> _AIM_
Transcribe each of the records below exactly, excluding all pictures.

> _DATA ROWS_
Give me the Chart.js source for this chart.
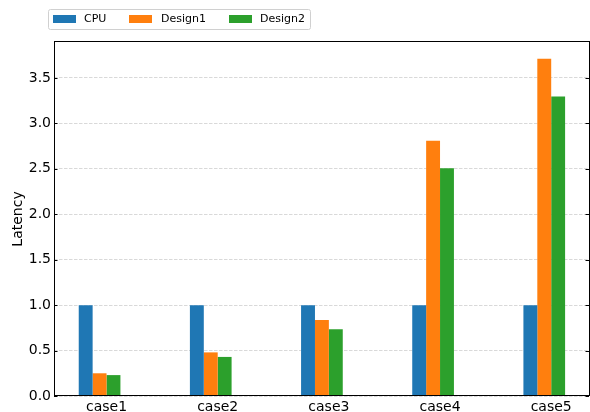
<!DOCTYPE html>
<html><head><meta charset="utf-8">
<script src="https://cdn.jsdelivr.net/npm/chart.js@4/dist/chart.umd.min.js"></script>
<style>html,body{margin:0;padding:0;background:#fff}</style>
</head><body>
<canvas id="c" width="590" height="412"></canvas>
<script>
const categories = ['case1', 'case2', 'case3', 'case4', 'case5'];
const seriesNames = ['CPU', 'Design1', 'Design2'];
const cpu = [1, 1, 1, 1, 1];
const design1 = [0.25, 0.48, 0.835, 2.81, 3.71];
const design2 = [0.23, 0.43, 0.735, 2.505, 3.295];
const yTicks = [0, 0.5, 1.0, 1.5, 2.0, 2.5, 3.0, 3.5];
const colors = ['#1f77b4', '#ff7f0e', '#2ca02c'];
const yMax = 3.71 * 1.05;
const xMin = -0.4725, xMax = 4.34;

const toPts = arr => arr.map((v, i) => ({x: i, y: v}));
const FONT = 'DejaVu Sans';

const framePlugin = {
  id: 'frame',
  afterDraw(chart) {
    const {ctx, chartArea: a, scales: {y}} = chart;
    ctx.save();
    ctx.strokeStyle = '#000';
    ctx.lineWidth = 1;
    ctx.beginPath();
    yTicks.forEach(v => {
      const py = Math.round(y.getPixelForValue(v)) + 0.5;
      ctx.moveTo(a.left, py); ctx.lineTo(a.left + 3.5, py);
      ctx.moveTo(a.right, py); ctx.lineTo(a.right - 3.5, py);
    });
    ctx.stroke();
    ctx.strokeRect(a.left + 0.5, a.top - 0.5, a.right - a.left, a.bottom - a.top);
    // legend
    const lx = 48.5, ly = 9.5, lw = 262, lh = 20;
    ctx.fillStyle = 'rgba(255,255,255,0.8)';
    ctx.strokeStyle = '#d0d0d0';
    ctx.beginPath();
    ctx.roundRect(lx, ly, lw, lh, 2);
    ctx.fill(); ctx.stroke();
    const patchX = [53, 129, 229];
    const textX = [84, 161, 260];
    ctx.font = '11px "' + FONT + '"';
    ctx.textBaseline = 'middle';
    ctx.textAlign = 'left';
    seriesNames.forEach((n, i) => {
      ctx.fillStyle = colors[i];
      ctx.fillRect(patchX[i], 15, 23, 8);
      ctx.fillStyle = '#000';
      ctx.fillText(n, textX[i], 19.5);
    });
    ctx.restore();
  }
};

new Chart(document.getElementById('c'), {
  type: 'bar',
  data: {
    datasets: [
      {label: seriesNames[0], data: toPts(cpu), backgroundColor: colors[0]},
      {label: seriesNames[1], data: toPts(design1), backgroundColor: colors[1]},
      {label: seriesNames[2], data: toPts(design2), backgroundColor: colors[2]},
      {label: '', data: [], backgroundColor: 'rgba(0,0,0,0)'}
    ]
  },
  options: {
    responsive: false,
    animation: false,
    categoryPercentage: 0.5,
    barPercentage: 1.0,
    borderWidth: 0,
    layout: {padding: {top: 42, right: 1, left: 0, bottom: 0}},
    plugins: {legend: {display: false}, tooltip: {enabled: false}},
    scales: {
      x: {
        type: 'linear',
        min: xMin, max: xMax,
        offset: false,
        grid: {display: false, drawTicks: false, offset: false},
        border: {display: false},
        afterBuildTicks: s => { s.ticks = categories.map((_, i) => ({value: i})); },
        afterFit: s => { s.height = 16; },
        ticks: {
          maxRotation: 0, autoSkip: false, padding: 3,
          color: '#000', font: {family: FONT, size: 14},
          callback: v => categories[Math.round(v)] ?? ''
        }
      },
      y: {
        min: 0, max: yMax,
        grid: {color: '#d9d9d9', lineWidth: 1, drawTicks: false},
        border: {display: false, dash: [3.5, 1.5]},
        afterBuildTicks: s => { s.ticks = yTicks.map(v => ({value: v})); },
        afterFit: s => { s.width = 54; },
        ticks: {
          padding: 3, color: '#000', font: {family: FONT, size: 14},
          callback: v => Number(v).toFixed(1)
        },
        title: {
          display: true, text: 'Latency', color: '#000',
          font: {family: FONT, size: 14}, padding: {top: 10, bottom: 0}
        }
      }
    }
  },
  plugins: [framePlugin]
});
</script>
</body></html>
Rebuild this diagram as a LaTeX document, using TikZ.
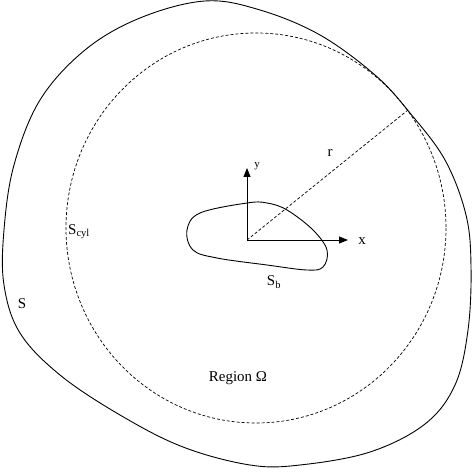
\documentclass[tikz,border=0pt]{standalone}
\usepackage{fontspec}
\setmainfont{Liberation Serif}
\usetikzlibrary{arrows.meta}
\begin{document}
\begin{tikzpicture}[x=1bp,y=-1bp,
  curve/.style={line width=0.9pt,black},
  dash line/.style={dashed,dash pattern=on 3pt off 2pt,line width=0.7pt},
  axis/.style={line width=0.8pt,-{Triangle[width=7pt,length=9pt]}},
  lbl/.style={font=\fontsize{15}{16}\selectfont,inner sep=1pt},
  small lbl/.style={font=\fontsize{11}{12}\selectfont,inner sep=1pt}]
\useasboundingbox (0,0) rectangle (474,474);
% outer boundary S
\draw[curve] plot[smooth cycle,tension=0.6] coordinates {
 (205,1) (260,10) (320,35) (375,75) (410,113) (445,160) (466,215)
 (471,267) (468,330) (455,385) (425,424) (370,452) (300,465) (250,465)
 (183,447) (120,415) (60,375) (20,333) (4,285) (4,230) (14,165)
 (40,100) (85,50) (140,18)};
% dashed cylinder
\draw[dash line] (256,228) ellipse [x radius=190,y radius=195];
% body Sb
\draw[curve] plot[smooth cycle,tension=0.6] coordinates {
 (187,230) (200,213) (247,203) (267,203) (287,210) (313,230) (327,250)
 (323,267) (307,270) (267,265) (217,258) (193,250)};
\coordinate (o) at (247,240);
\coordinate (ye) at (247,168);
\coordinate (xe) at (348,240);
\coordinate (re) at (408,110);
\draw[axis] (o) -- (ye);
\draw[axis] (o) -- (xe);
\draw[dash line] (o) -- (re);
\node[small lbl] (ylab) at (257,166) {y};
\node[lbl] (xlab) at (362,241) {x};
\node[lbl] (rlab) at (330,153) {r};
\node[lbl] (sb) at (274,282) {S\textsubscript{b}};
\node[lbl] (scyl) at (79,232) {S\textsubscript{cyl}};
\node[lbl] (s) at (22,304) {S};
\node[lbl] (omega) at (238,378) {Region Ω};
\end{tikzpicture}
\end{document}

> _RESULT OF THIS EXERCISE_
Give me the Chart.js source for this chart.
<!DOCTYPE html>
<html><head><meta charset="utf-8">
<script src="https://cdn.jsdelivr.net/npm/chart.js@4/dist/chart.umd.min.js"></script>
<style>html,body{margin:0;padding:0;background:#fff}</style>
</head><body>
<canvas id="c" width="590" height="412"></canvas>
<script>
const categories = ['case1', 'case2', 'case3', 'case4', 'case5'];
const seriesNames = ['CPU', 'Design1', 'Design2'];
const cpu = [1, 1, 1, 1, 1];
const design1 = [0.25, 0.48, 0.835, 2.81, 3.71];
const design2 = [0.23, 0.43, 0.735, 2.505, 3.295];
const yTicks = [0, 0.5, 1.0, 1.5, 2.0, 2.5, 3.0, 3.5];
const colors = ['#1f77b4', '#ff7f0e', '#2ca02c'];
const yMax = 3.71 * 1.05;
const xMin = -0.4725, xMax = 4.34;

const toPts = arr => arr.map((v, i) => ({x: i, y: v}));
const FONT = 'DejaVu Sans';

const framePlugin = {
  id: 'frame',
  afterDraw(chart) {
    const {ctx, chartArea: a, scales: {y}} = chart;
    ctx.save();
    ctx.strokeStyle = '#000';
    ctx.lineWidth = 1;
    ctx.beginPath();
    yTicks.forEach(v => {
      const py = Math.round(y.getPixelForValue(v)) + 0.5;
      ctx.moveTo(a.left, py); ctx.lineTo(a.left + 3.5, py);
      ctx.moveTo(a.right, py); ctx.lineTo(a.right - 3.5, py);
    });
    ctx.stroke();
    ctx.strokeRect(a.left + 0.5, a.top - 0.5, a.right - a.left, a.bottom - a.top);
    // legend
    const lx = 48.5, ly = 9.5, lw = 262, lh = 20;
    ctx.fillStyle = 'rgba(255,255,255,0.8)';
    ctx.strokeStyle = '#d0d0d0';
    ctx.beginPath();
    ctx.roundRect(lx, ly, lw, lh, 2);
    ctx.fill(); ctx.stroke();
    const patchX = [53, 129, 229];
    const textX = [84, 161, 260];
    ctx.font = '11px "' + FONT + '"';
    ctx.textBaseline = 'middle';
    ctx.textAlign = 'left';
    seriesNames.forEach((n, i) => {
      ctx.fillStyle = colors[i];
      ctx.fillRect(patchX[i], 15, 23, 8);
      ctx.fillStyle = '#000';
      ctx.fillText(n, textX[i], 19.5);
    });
    ctx.restore();
  }
};

new Chart(document.getElementById('c'), {
  type: 'bar',
  data: {
    datasets: [
      {label: seriesNames[0], data: toPts(cpu), backgroundColor: colors[0]},
      {label: seriesNames[1], data: toPts(design1), backgroundColor: colors[1]},
      {label: seriesNames[2], data: toPts(design2), backgroundColor: colors[2]},
      {label: '', data: [], backgroundColor: 'rgba(0,0,0,0)'}
    ]
  },
  options: {
    responsive: false,
    animation: false,
    categoryPercentage: 0.5,
    barPercentage: 1.0,
    borderWidth: 0,
    layout: {padding: {top: 42, right: 1, left: 0, bottom: 0}},
    plugins: {legend: {display: false}, tooltip: {enabled: false}},
    scales: {
      x: {
        type: 'linear',
        min: xMin, max: xMax,
        offset: false,
        grid: {display: false, drawTicks: false, offset: false},
        border: {display: false},
        afterBuildTicks: s => { s.ticks = categories.map((_, i) => ({value: i})); },
        afterFit: s => { s.height = 16; },
        ticks: {
          maxRotation: 0, autoSkip: false, padding: 3,
          color: '#000', font: {family: FONT, size: 14},
          callback: v => categories[Math.round(v)] ?? ''
        }
      },
      y: {
        min: 0, max: yMax,
        grid: {color: '#d9d9d9', lineWidth: 1, drawTicks: false},
        border: {display: false, dash: [3.5, 1.5]},
        afterBuildTicks: s => { s.ticks = yTicks.map(v => ({value: v})); },
        afterFit: s => { s.width = 54; },
        ticks: {
          padding: 3, color: '#000', font: {family: FONT, size: 14},
          callback: v => Number(v).toFixed(1)
        },
        title: {
          display: true, text: 'Latency', color: '#000',
          font: {family: FONT, size: 14}, padding: {top: 10, bottom: 0}
        }
      }
    }
  },
  plugins: [framePlugin]
});
</script>
</body></html>
Rebuild this diagram as a LaTeX document, using TikZ.
\documentclass[tikz,border=0pt]{standalone}
\usepackage{fontspec}
\setmainfont{Liberation Serif}
\usetikzlibrary{arrows.meta}
\begin{document}
\begin{tikzpicture}[x=1bp,y=-1bp,
  curve/.style={line width=0.9pt,black},
  dash line/.style={dashed,dash pattern=on 3pt off 2pt,line width=0.7pt},
  axis/.style={line width=0.8pt,-{Triangle[width=7pt,length=9pt]}},
  lbl/.style={font=\fontsize{15}{16}\selectfont,inner sep=1pt},
  small lbl/.style={font=\fontsize{11}{12}\selectfont,inner sep=1pt}]
\useasboundingbox (0,0) rectangle (474,474);
% outer boundary S
\draw[curve] plot[smooth cycle,tension=0.6] coordinates {
 (205,1) (260,10) (320,35) (375,75) (410,113) (445,160) (466,215)
 (471,267) (468,330) (455,385) (425,424) (370,452) (300,465) (250,465)
 (183,447) (120,415) (60,375) (20,333) (4,285) (4,230) (14,165)
 (40,100) (85,50) (140,18)};
% dashed cylinder
\draw[dash line] (256,228) ellipse [x radius=190,y radius=195];
% body Sb
\draw[curve] plot[smooth cycle,tension=0.6] coordinates {
 (187,230) (200,213) (247,203) (267,203) (287,210) (313,230) (327,250)
 (323,267) (307,270) (267,265) (217,258) (193,250)};
\coordinate (o) at (247,240);
\coordinate (ye) at (247,168);
\coordinate (xe) at (348,240);
\coordinate (re) at (408,110);
\draw[axis] (o) -- (ye);
\draw[axis] (o) -- (xe);
\draw[dash line] (o) -- (re);
\node[small lbl] (ylab) at (257,166) {y};
\node[lbl] (xlab) at (362,241) {x};
\node[lbl] (rlab) at (330,153) {r};
\node[lbl] (sb) at (274,282) {S\textsubscript{b}};
\node[lbl] (scyl) at (79,232) {S\textsubscript{cyl}};
\node[lbl] (s) at (22,304) {S};
\node[lbl] (omega) at (238,378) {Region Ω};
\end{tikzpicture}
\end{document}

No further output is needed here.